> WHAT YOU HAVE TO DO: Line by line, repeat the data below exactly, beginning at the first line and ending at the line with "0.04,0.04,0.05,0.03,-0.02,-0.1];". Omit pictures.
── RAW DATA ──
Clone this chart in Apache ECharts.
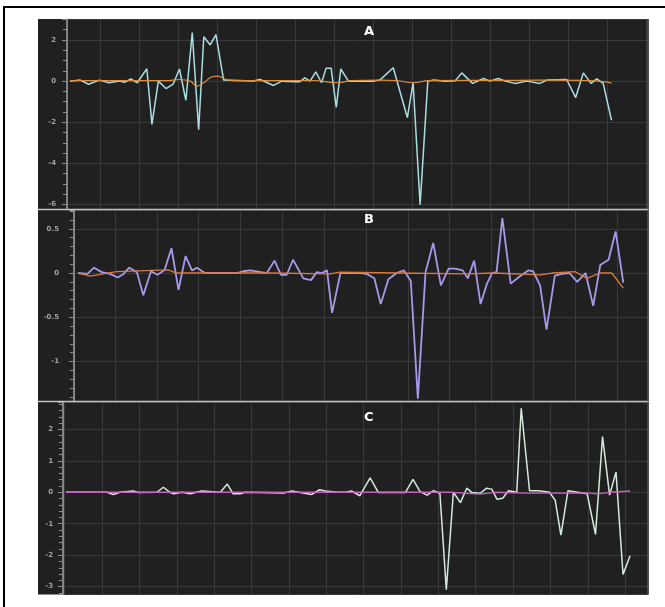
<!DOCTYPE html>
<html>
<head>
<meta charset="utf-8">
<script src="https://cdn.jsdelivr.net/npm/echarts@6/dist/echarts.min.js"></script>
<style>
    html, body { margin: 0; padding: 0; background: #fff; }
    #frame { position: absolute; left: 3px; top: 6px; width: 700px; height: 700px;
             border-top: 2px solid #000; border-left: 2px solid #000; }
    #chart { position: absolute; left: 0; top: 0; width: 665px; height: 607px; }
</style>
</head>
<body>
<div id="frame"></div>
<div id="chart"></div>
<script>
    // panel A: sample position / value
    var aT = [0,1.6,2.9,4.6,6.1,7.7,8.6,9.5,10.5,12.0,12.8,13.8,15.0,16.1,17.1,18.1,19.1,20.1,20.9,21.9,
              22.8,24.0,28.6,29.7,31.8,33.1,35.2,35.9,36.7,37.5,38.4,39.3,40.0,40.8,41.6,42.3,43.5,47.4,48.4,50.5,
              52.7,53.6,54.7,55.9,56.8,58.6,60.2,61.2,62.9,64.6,65.6,66.9,68.0,69.5,71.4,73.4,74.5,77.6,79.0,80.2,
              81.4,82.3,83.3,84.6];
    var aV = [0,0.05,-0.15,0.05,-0.08,0.01,-0.05,0.11,-0.08,0.6,-2.1,0,-0.36,-0.15,0.59,-0.93,2.36,-2.36,2.16,1.76,
              2.26,0.05,0.01,0.08,-0.21,0,-0.03,-0.03,0.16,0,0.45,-0.08,0.62,0.62,-1.28,0.59,0,0,0.05,0.65,
              -1.77,-0.08,-6.01,0,0.05,0,0.02,0.4,-0.11,0.13,0,0.13,0,-0.11,0,-0.11,0.05,0.08,-0.8,0.4,
              -0.11,0.11,-0.11,-1.9];
    var aoT = [0,4.6,10,15,17.1,18.8,19.8,21,22.1,23,24.4,25.5,30,38,41.6,44,48.4,51,53.6,56,62,70,76,80,83.3,84.6];
    var aoV = [0.02,0.03,0.02,0.02,0.08,0,-0.24,-0.05,0.2,0.24,0.08,0.02,0.02,0.03,-0.08,0.02,0.05,0.03,-0.08,0.02,
               0.04,0.04,0.05,0.03,-0.02,-0.1];

    // panel B
    var bT = [0,1.45,2.5,3.7,5.0,6.2,7.1,8.0,9.2,10.2,11.4,12.4,13.5,14.6,15.7,16.8,17.8,18.6,19.8,24.8,
              25.8,26.9,29.5,30.7,31.7,32.6,33.6,35.2,36.4,37.3,38.1,38.9,39.7,41.0,44.1,45.1,46.3,47.3,48.5,49.8,
              50.9,52.0,53.1,54.3,55.5,56.7,57.9,58.9,60.1,60.9,61.9,62.9,63.9,64.7,65.4,66.3,67.6,69.0,70.4,71.1,
              72.2,73.2,74.5,75.6,76.8,78.0,79.3,80.5,81.6,82.9,84.0,85.2];
    var bV = [0,-0.01,0.06,0.01,-0.01,-0.05,-0.01,0.06,0.01,-0.25,0.02,-0.02,0.03,0.28,-0.19,0.19,0.03,0.06,0,0,
              0.02,0.03,0,0.14,-0.02,-0.02,0.15,-0.06,-0.08,0.01,0,0.03,-0.45,0,0,-0.01,-0.06,-0.35,-0.07,0,
              0.03,-0.09,-1.42,0.01,0.34,-0.14,0.05,0.05,0.03,-0.06,0.14,-0.35,-0.12,0,0.01,0.62,-0.12,-0.04,0.03,0.02,
              -0.14,-0.64,-0.03,-0.01,0,-0.1,0,-0.37,0.09,0.15,0.47,-0.11];
    var boT = [0,1.9,6.0,14.1,15.4,30,39.4,40.9,50,60.7,65,72.2,74.2,77.7,79.5,81.6,83.4,85.2];
    var boV = [0,-0.035,0.015,0.035,0,0,-0.01,0.01,0,-0.01,0,-0.02,0,0.015,-0.06,0,0,-0.17];

    // panel C
    var cT = [0,6.4,7.4,8.4,10.5,11.3,14.2,15.2,16.3,16.8,18.1,19.4,21.2,24.1,25.2,26.1,27.2,28.0,34.0,35.3,
              36.6,38.4,39.6,40.5,42.3,43.6,44.6,45.9,47.5,48.8,53.0,54.2,55.3,56.4,57.4,58.4,59.4,60.5,61.6,62.6,
              63.4,64.7,65.7,66.5,67.3,68.2,69.1,70.4,71.1,72.4,73.8,75.5,76.4,77.3,78.4,81.4,82.7,83.8,84.9,85.9,
              87.0,88.1];
    var cV = [0,0,-0.07,0,0.04,-0.01,0,0.16,-0.01,-0.05,0,-0.05,0.04,0,0.26,-0.05,-0.05,0,-0.02,0.04,
              -0.01,-0.07,0.08,0.04,0,0,0.04,-0.11,0.46,-0.01,-0.01,0.41,0.02,-0.09,0.05,-0.03,-3.1,0,-0.33,0.13,
              -0.01,-0.03,0.13,0.1,-0.22,-0.19,0.05,0,2.67,0.05,0.05,0,-0.25,-1.36,0.05,-0.05,-1.34,1.77,-0.09,0.64,
              -2.61,-2.02];
    var cmT = [0,40,60,64.7,67,72,81.4,83,85,88.1];
    var cmV = [0,0,0,-0.06,0,-0.03,-0.02,-0.05,0,0.04];

    var titles = ['A', 'B', 'C'];

    function pairs(t, v) {
        var out = [];
        for (var i = 0; i < t.length; i++) out.push([t[i], v[i]]);
        return out;
    }

    var panels = [
        {grid: {left: 67, right: 17, top: 19, height: 190.5}, xr: [-0.47, 90.3], gr: [0.154, 15.05], gs: 15,
         yr: [-6.24, 3.02], ys: 5, minor: 4, margin: 11, titleTop: 25},
        {grid: {left: 74, right: 17, top: 210, height: 191}, xr: [-0.63, 89.06], gr: [0.02, 13.74], gs: 14,
         yr: [-1.446, 0.712], ys: 5, minor: 5, margin: 15, titleTop: 213},
        {grid: {left: 63, right: 17, top: 402, height: 192.5}, xr: [-0.47, 90.9], gr: [-0.044, 15.61], gs: 15,
         yr: [-3.25, 2.87], ys: 6, minor: 5, margin: 10, titleTop: 411}
    ];

    var gridLine = '#3a3a3a';
    var tickColor = '#8c8c8c';

    var option = {
        animation: false,
        backgroundColor: 'transparent',
        title: [],
        grid: [],
        xAxis: [],
        yAxis: [],
        graphic: {
            elements: [
                {type: 'rect', z: -10, shape: {x: 38, y: 19, width: 610, height: 575.5}, style: {fill: '#202020'}},
                {type: 'line', z: 50, shape: {x1: 38, y1: 209.5, x2: 648, y2: 209.5}, style: {stroke: '#c4c4c4', lineWidth: 1.5}},
                {type: 'line', z: 50, shape: {x1: 38, y1: 401.5, x2: 648, y2: 401.5}, style: {stroke: '#c4c4c4', lineWidth: 1.5}},
                {type: 'line', z: 50, shape: {x1: 648, y1: 19, x2: 648, y2: 594.5}, style: {stroke: '#6a6a6a', lineWidth: 1}}
            ]
        },
        series: []
    };

    panels.forEach(function (p, i) {
        option.grid.push(p.grid);
        option.title.push({
            text: titles[i], left: 364, top: p.titleTop, padding: 0,
            textStyle: {color: '#ffffff', fontSize: 13, fontWeight: 'bold', fontFamily: 'DejaVu Sans'}
        });
        // data axis
        option.xAxis.push({gridIndex: i, type: 'value', min: p.xr[0], max: p.xr[1], show: false});
        // vertical grid lines only
        option.xAxis.push({
            gridIndex: i, type: 'value', min: p.gr[0], max: p.gr[1], splitNumber: p.gs,
            axisLine: {show: false, onZero: false}, axisTick: {show: false}, axisLabel: {show: false},
            splitLine: {show: true, lineStyle: {color: gridLine, width: 1}}
        });
        option.yAxis.push({
            gridIndex: i, type: 'value', min: p.yr[0], max: p.yr[1], splitNumber: p.ys,
            axisLine: {show: true, onZero: false, lineStyle: {color: '#a0a0a0', width: 1.5}},
            axisTick: {show: true, length: 5, lineStyle: {color: tickColor}},
            minorTick: {show: true, splitNumber: p.minor, length: 4, lineStyle: {color: tickColor}},
            axisLabel: {showMinLabel: false, showMaxLabel: false, color: '#a3a3a3', fontSize: 7,
                        fontWeight: 'bold', fontFamily: 'DejaVu Sans', margin: p.margin},
            splitLine: {show: true, lineStyle: {color: gridLine, width: 1}}
        });
    });

    function addLine(idx, t, v, color, width, smooth, z) {
        option.series.push({
            type: 'line', xAxisIndex: idx * 2, yAxisIndex: idx, data: pairs(t, v),
            showSymbol: false, smooth: smooth, z: z,
            lineStyle: {color: color, width: width}
        });
    }

    addLine(0, aT, aV, '#a9dfe3', 1.5, false, 3);
    addLine(0, aoT, aoV, '#d8914a', 1.2, true, 4);
    addLine(1, bT, bV, '#a999ea', 1.8, false, 3);
    addLine(1, boT, boV, '#d77a45', 1.3, false, 4);
    addLine(2, cT, cV, '#d6eadb', 1.5, false, 3);
    addLine(2, cmT, cmV, '#c563c1', 1.3, false, 4);

    var chart = echarts.init(document.getElementById('chart'));
    chart.setOption(option);
</script>
</body>
</html>
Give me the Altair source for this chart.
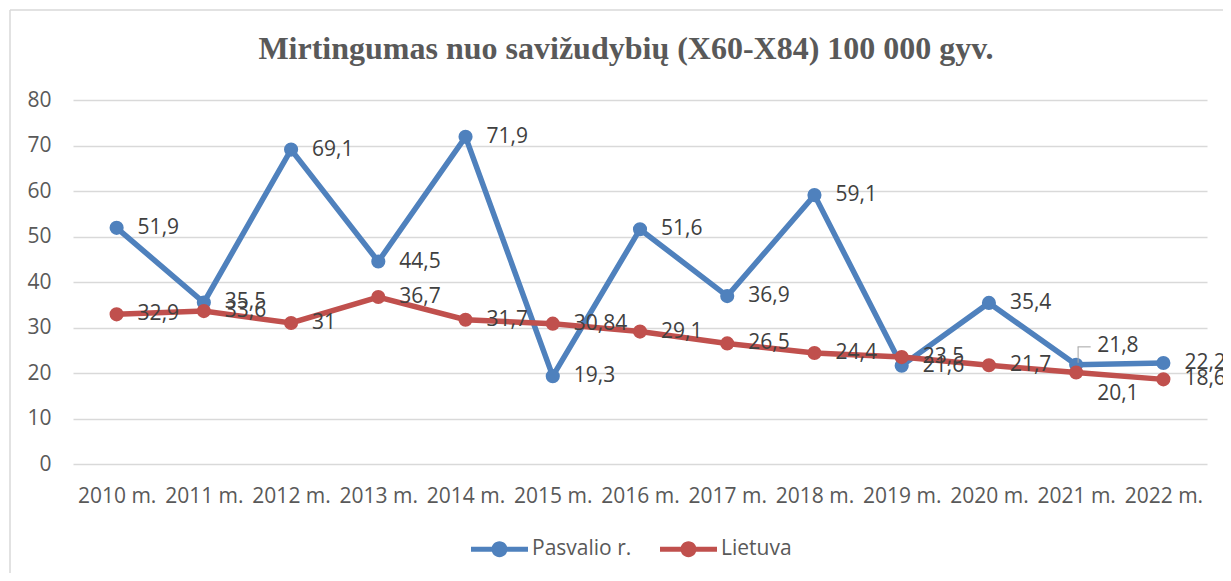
import altair as alt
import pandas as pd

years = ["2010 m.", "2011 m.", "2012 m.", "2013 m.", "2014 m.", "2015 m.", "2016 m.",
         "2017 m.", "2018 m.", "2019 m.", "2020 m.", "2021 m.", "2022 m."]
pasvalio = [51.9, 35.5, 69.1, 44.5, 71.9, 19.3, 51.6, 36.9, 59.1, 21.6, 35.4, 21.8, 22.2]
lietuva = [32.9, 33.6, 31, 36.7, 31.7, 30.84, 29.1, 26.5, 24.4, 23.5, 21.7, 20.1, 18.6]
series_names = ["Pasvalio r.", "Lietuva"]
colors = ["#4f81bd", "#c0504d"]
y_ticks = [0, 10, 20, 30, 40, 50, 60, 70, 80]
title_text = "Mirtingumas nuo savižudybių (X60-X84) 100 000 gyv."

rows = []
for name, vals in zip(series_names, [pasvalio, lietuva]):
    for yr, v in zip(years, vals):
        rows.append({"year": yr, "series": name, "value": v,
                     "label": f"{v:g}".replace(".", ",")})
df = pd.DataFrame(rows)

FONT = "Open Sans"
TXT = "#595959"
W, H = 1134, 364
PAD = {"left": 65, "top": 92, "right": 16, "bottom": 109}

x_enc = alt.X("year:N", sort=years, scale=alt.Scale(type="point", padding=0.5),
              axis=alt.Axis(title=None, labelAngle=0, ticks=False, domain=False, grid=False,
                            labelPadding=21, labelFontSize=21, labelFont=FONT,
                            labelColor=TXT, labelOverlap=False, labelFlush=False))
y_enc = alt.Y("value:Q", scale=alt.Scale(domain=[0, 80], nice=False),
              axis=alt.Axis(title=None, values=y_ticks, domain=False, ticks=False,
                            labelPadding=22, labelFontSize=21, labelFont=FONT,
                            labelColor=TXT, gridColor="#d9d9d9", gridWidth=1.5))

legend_path = ("M-1,-0.09 L1,-0.09 L1,0.09 L-1,0.09 Z "
               "M0.28,0 A0.28,0.28 0 1,1 -0.28,0 A0.28,0.28 0 1,1 0.28,0 Z")
fill_enc = alt.Fill("series:N", scale=alt.Scale(domain=series_names, range=colors),
                    legend=alt.Legend(title=None, orient="none", legendX=398, legendY=420.5,
                                      direction="horizontal", symbolType=legend_path,
                                      symbolSize=3249, symbolStrokeWidth=0, symbolOpacity=1,
                                      labelFontSize=21, labelFont=FONT, labelColor=TXT,
                                      labelOffset=4, columnPadding=28, padding=0))

base = alt.Chart(df)
layers = []
for name, col in zip(series_names, colors):
    sub = base.transform_filter(alt.datum.series == name)
    layers.append(sub.mark_line(color=col, strokeWidth=5.5).encode(x=x_enc, y=y_enc))
    layers.append(sub.mark_circle(size=200, opacity=1).encode(x=x_enc, y=y_enc, fill=fill_enc))

lbl = dict(align="left", baseline="middle", dx=21, fontSize=21, font=FONT, color="#404040")
layers.append(base.transform_filter(alt.datum.year != "2021 m.")
              .mark_text(**lbl).encode(x=x_enc, y=y_enc, text="label:N"))
p21 = base.transform_filter((alt.datum.year == "2021 m.") & (alt.datum.series == "Pasvalio r."))
l21 = base.transform_filter((alt.datum.year == "2021 m.") & (alt.datum.series == "Lietuva"))
layers.append(p21.mark_text(dy=-19, **lbl).encode(x=x_enc, y=y_enc, text="label:N"))
layers.append(l21.mark_text(dy=21, **lbl).encode(x=x_enc, y=y_enc, text="label:N"))
# leader line
layers.append(p21.mark_tick(orient="vertical", size=16, thickness=1.5, color="#a6a6a6",
                            xOffset=2, yOffset=-10).encode(x=x_enc, y=y_enc))
layers.append(p21.mark_tick(orient="horizontal", size=13, thickness=1.5, color="#a6a6a6",
                            xOffset=8, yOffset=-18).encode(x=x_enc, y=y_enc))

# chart frame (left and top edges)
frame = alt.Chart(alt.Data(values=[{"k": 1}]))
layers.append(frame.mark_rule(color="#d9d9d9", strokeWidth=1.5)
              .encode(x=alt.value(-63), x2=alt.value(W + PAD["right"]), y=alt.value(-90)))
layers.append(frame.mark_rule(color="#d9d9d9", strokeWidth=1.5)
              .encode(x=alt.value(-63), y=alt.value(-90), y2=alt.value(H + PAD["bottom"])))

chart = alt.layer(*layers).properties(
    width=W, height=H,
    title=alt.Title(title_text, font="Liberation Serif", fontSize=32, fontWeight="bold",
                    color=TXT, anchor="middle", dx=-14, offset=-57),
    autosize=alt.AutoSizeParams(type="none"),
    padding=PAD,
).configure_view(stroke=None)

chart.save("out.html", embed_options={"renderer": "svg", "actions": False})
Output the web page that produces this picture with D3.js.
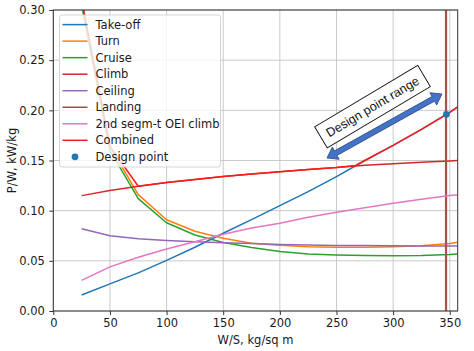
───
> ANSWER BELOW:
Clone this chart in Apache ECharts.
<!DOCTYPE html>
<html>
<head>
<meta charset="utf-8">
<script src="https://cdn.jsdelivr.net/npm/echarts@6/dist/echarts.min.js"></script>
<style>
    html, body { margin: 0; padding: 0; background: #fff; }
    #frame { position: absolute; left: 3px; top: 6px; width: 700px; height: 700px;
             border-top: 2px solid #000; border-left: 2px solid #000; }
    #chart { position: absolute; left: 0; top: 0; width: 665px; height: 607px; }
</style>
</head>
<body>
<div id="frame"></div>
<div id="chart"></div>
<script>
    // panel A: sample position / value
    var aT = [0,1.6,2.9,4.6,6.1,7.7,8.6,9.5,10.5,12.0,12.8,13.8,15.0,16.1,17.1,18.1,19.1,20.1,20.9,21.9,
              22.8,24.0,28.6,29.7,31.8,33.1,35.2,35.9,36.7,37.5,38.4,39.3,40.0,40.8,41.6,42.3,43.5,47.4,48.4,50.5,
              52.7,53.6,54.7,55.9,56.8,58.6,60.2,61.2,62.9,64.6,65.6,66.9,68.0,69.5,71.4,73.4,74.5,77.6,79.0,80.2,
              81.4,82.3,83.3,84.6];
    var aV = [0,0.05,-0.15,0.05,-0.08,0.01,-0.05,0.11,-0.08,0.6,-2.1,0,-0.36,-0.15,0.59,-0.93,2.36,-2.36,2.16,1.76,
              2.26,0.05,0.01,0.08,-0.21,0,-0.03,-0.03,0.16,0,0.45,-0.08,0.62,0.62,-1.28,0.59,0,0,0.05,0.65,
              -1.77,-0.08,-6.01,0,0.05,0,0.02,0.4,-0.11,0.13,0,0.13,0,-0.11,0,-0.11,0.05,0.08,-0.8,0.4,
              -0.11,0.11,-0.11,-1.9];
    var aoT = [0,4.6,10,15,17.1,18.8,19.8,21,22.1,23,24.4,25.5,30,38,41.6,44,48.4,51,53.6,56,62,70,76,80,83.3,84.6];
    var aoV = [0.02,0.03,0.02,0.02,0.08,0,-0.24,-0.05,0.2,0.24,0.08,0.02,0.02,0.03,-0.08,0.02,0.05,0.03,-0.08,0.02,
               0.04,0.04,0.05,0.03,-0.02,-0.1];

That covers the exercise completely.